Complexidades de um mundo globalizado
Embora a localização ainda seja um fator importante e o mundo não seja nem um pouco plano em se tratando de excelência acadêmica e poder, a globalização sem dúvida teve impacto nas universidades e sistemas acadêmicos de todo o mundo. A internet tornou a comunicação e colaboração muito mais fáceis. A proporção de publicações e trabalhos de pesquisa realizados em conjunto por acadêmicos de diferentes países aumentou dramaticamente no nível mais alto do sistema. O ensino à distância, programas de diploma conjunto e franquias acadêmicas mostram outro aspecto de um mundo acadêmico globalizado.
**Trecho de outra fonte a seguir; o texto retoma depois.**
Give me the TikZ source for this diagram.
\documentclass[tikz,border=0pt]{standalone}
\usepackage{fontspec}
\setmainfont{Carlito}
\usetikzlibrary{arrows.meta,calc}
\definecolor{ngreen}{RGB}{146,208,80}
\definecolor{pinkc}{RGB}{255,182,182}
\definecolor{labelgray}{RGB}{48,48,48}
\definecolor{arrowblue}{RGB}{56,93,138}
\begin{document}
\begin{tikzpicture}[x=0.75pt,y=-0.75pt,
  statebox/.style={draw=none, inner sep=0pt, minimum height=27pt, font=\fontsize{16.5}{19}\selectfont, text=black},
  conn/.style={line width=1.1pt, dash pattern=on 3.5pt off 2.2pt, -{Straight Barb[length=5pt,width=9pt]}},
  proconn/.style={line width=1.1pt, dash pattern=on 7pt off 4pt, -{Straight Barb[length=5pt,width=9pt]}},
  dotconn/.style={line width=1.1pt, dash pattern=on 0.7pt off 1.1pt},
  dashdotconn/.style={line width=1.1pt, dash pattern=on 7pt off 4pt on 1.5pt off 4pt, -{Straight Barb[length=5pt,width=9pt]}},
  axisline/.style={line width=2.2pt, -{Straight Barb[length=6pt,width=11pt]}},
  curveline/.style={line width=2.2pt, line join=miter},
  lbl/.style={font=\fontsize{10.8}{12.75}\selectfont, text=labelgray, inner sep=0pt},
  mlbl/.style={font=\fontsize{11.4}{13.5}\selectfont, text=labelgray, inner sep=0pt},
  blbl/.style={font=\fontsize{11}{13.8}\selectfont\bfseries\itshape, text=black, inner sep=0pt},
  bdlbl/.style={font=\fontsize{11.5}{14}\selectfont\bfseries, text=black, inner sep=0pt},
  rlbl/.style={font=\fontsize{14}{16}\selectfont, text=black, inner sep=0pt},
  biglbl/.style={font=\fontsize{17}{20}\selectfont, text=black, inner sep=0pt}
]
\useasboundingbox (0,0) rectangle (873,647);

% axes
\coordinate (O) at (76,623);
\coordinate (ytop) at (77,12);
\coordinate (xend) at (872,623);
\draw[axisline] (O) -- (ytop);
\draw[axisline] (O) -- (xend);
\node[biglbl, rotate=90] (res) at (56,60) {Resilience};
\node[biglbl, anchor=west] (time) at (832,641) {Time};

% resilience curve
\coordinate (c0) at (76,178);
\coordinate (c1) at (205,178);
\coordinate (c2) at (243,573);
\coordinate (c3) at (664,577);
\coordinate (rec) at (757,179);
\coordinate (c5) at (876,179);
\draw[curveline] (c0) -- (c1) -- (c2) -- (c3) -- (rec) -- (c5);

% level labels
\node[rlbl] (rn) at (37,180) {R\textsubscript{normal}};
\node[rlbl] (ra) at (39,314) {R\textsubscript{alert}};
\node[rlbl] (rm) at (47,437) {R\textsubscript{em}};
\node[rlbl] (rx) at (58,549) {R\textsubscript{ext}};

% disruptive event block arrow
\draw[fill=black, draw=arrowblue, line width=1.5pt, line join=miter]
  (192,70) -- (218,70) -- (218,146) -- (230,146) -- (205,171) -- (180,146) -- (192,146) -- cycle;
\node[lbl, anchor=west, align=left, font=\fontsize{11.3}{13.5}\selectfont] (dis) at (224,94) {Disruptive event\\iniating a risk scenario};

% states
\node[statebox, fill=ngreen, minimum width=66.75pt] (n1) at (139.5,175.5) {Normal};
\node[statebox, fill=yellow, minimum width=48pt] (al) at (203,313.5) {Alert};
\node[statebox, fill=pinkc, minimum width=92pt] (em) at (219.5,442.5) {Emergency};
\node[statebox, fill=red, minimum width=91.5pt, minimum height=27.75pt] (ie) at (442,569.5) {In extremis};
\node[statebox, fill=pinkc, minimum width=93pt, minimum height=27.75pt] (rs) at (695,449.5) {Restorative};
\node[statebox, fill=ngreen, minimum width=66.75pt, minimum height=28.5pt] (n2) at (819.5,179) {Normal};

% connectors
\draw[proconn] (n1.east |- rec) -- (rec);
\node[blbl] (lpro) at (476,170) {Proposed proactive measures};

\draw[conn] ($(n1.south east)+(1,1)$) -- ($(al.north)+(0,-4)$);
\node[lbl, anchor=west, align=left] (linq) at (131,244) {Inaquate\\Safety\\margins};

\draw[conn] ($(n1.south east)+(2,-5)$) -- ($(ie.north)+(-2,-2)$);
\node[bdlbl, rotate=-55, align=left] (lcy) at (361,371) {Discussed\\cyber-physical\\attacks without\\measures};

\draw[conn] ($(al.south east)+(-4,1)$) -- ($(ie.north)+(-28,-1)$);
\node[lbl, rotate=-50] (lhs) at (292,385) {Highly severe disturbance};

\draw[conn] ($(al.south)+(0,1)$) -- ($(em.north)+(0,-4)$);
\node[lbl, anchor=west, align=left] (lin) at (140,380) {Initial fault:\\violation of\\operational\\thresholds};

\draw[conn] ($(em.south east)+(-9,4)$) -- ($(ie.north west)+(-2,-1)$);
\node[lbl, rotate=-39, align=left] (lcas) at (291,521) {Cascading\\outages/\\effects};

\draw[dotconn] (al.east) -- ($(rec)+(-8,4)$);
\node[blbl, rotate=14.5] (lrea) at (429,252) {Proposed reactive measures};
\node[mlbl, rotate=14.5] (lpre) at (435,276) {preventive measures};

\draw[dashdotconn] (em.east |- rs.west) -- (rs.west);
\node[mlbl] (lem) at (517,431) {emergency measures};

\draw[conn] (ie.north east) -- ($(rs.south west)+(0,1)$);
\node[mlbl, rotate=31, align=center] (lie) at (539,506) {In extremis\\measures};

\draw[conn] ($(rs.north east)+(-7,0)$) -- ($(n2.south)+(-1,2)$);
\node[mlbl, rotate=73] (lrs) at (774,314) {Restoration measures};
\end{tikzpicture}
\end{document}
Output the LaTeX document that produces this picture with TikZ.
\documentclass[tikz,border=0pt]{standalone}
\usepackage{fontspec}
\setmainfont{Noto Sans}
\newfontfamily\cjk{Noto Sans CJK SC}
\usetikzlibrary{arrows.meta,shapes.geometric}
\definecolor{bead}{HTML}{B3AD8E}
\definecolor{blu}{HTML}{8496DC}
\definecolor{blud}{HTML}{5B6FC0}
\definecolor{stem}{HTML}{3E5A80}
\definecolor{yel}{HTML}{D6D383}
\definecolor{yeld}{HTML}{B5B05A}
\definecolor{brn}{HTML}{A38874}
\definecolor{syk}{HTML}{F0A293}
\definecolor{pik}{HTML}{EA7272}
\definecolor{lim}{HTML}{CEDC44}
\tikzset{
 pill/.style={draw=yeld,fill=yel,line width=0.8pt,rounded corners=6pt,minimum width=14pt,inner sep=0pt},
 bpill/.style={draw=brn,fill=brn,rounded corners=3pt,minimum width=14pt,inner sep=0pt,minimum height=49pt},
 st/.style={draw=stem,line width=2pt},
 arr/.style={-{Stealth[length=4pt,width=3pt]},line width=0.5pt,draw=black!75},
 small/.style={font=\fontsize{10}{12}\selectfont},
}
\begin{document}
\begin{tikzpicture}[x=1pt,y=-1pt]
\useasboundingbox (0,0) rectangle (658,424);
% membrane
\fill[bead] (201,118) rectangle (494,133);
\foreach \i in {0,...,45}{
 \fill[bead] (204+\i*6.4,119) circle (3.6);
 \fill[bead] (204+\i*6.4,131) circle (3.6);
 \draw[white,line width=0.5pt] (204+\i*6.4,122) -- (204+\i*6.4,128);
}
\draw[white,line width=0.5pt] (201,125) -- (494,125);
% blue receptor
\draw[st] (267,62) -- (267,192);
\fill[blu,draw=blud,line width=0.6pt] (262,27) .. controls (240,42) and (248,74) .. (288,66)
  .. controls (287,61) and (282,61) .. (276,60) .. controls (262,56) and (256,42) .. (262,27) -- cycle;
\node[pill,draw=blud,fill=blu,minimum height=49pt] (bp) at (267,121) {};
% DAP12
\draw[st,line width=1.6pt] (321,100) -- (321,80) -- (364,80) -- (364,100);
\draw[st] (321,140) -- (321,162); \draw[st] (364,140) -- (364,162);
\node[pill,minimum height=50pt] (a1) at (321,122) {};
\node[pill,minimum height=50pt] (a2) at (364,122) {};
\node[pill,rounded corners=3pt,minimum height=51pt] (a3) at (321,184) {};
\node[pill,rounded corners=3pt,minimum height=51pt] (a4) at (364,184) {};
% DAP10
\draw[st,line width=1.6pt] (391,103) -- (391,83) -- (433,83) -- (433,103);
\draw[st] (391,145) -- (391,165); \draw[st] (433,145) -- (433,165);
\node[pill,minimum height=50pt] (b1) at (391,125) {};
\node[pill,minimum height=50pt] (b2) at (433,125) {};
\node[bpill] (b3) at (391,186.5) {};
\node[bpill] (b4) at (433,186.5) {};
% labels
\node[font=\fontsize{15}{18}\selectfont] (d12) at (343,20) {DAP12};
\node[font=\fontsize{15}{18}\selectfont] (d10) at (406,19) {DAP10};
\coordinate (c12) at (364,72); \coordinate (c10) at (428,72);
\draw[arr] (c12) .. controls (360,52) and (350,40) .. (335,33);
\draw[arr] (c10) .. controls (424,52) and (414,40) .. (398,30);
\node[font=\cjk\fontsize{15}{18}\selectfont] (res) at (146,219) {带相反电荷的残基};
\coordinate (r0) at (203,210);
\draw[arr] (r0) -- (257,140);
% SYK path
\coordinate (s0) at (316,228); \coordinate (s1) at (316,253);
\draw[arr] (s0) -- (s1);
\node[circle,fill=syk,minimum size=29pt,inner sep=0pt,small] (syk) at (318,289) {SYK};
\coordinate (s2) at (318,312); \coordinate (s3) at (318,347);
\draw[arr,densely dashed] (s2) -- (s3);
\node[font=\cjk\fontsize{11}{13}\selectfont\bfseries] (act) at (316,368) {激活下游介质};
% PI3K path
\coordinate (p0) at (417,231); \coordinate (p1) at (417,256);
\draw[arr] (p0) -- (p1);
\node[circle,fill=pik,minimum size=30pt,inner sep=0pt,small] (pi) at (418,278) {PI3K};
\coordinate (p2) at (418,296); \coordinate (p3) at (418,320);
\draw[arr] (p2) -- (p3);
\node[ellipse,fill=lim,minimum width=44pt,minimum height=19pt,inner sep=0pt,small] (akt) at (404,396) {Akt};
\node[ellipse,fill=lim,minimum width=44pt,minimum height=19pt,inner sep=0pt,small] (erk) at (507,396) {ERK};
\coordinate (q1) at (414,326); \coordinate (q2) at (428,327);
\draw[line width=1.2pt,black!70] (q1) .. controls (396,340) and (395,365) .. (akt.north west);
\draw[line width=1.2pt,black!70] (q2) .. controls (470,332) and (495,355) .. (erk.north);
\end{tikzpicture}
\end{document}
Mas nada disso compensa a perda de pessoal.
 
Sendo um país com grande número de acadêmicos trabalhando no exterior, a China instituiu uma série de programas para atrair os melhores pesquisadores chineses de volta ao país. Nomeações conjuntas também foram oferecidas para acadêmicos das principais áreas, de modo que as universidades chinesas possam beneficiar-se dos melhores estudiosos que prefiram permanecer no exterior. Outros países em desenvolvimento de renda mediana também buscam se valer da diáspora acadêmica por meio do incentivo a projetos de pesquisa conjuntos, atraindo investimento, patrocinando organizações acadêmicas e outras estratégias. Os programas bem-sucedidos garantiram que o melhor talento local possa beneficiar-se da experiência de compatriotas que vivem no exterior. Países como Coreia do Sul, Turquia, Escócia e outros implementaram programas desse tipo.
 
Mas, em todos esses casos, a vantagem continua com os principais centros acadêmicos, por motivos óbvios. Além disso, a localização é um fator importante: fazer parte de uma comunidade acadêmica é um atrativo muito mais poderoso do que a comunicação via internet, anos sabáticos e férias no exterior. Carreiras acadêmicas estáveis, salários atraentes, liberdade acadêmica, acesso irrestrito às mais novas ideias intelectuais e científicas, entre outros fatores, são muito atrativos. Poucos programas que visam o retorno de pesquisadores e acadêmicos ou iniciativas que limitem a mobilidade acadêmica alcançaram sucesso. O fato é que, enquanto as universidades dos países em desenvolvimento não forem capazes de oferecer as instalações e a cultura acadêmica esperada pelos melhores acadêmicos – incluindo a liberdade acadêmica, o acesso irrestrito à informação, e laboratórios –, elas não conseguirão atrair os mais talentosos acadêmicos, mas as políticas dos países ricos certamente prejudicam seus esforços.
 
Justiça acadêmica?
Será que as "potências acadêmicas" são responsáveis pelo sistemas acadêmicos em desenvolvimento? A ideia de responsabilidade por incentivar doutorandos dos países em desenvolvimento a retornarem a seus países e melhorar a qualidade dos sistemas acadêmicos emergentes está totalmente ausente do debate atual. A única preocupação é melhorar a "taxa de permanência" e flexibilizar as regras de permanência para garantir que o maior número dos melhores e mais brilhantes vindos dos países em desenvolvimento fique nos países ricos. Será que, no contexto das Metas de Desenvolvimento do Milênio, os países ricos deveriam remeter aos países em desenvolvimento o custo inicial do ensino dos jovens talentosos que não retornam a seus países de origem? Há muitas maneiras de melhorar a situação atual: por exemplo, diplomas conjuntos de doutorado que proporcionam aos jovens estudiosos dos países em desenvolvimento a oportunidade de estudarem no exterior como parte do seu doutorado, ao mesmo tempo mantendo seu elo com a universidade de origem e ampliando sua capacidade de pesquisa. Assim, os países em desenvolvimento deixariam de subsidiar diretamente os sistemas acadêmicos dos países ricos.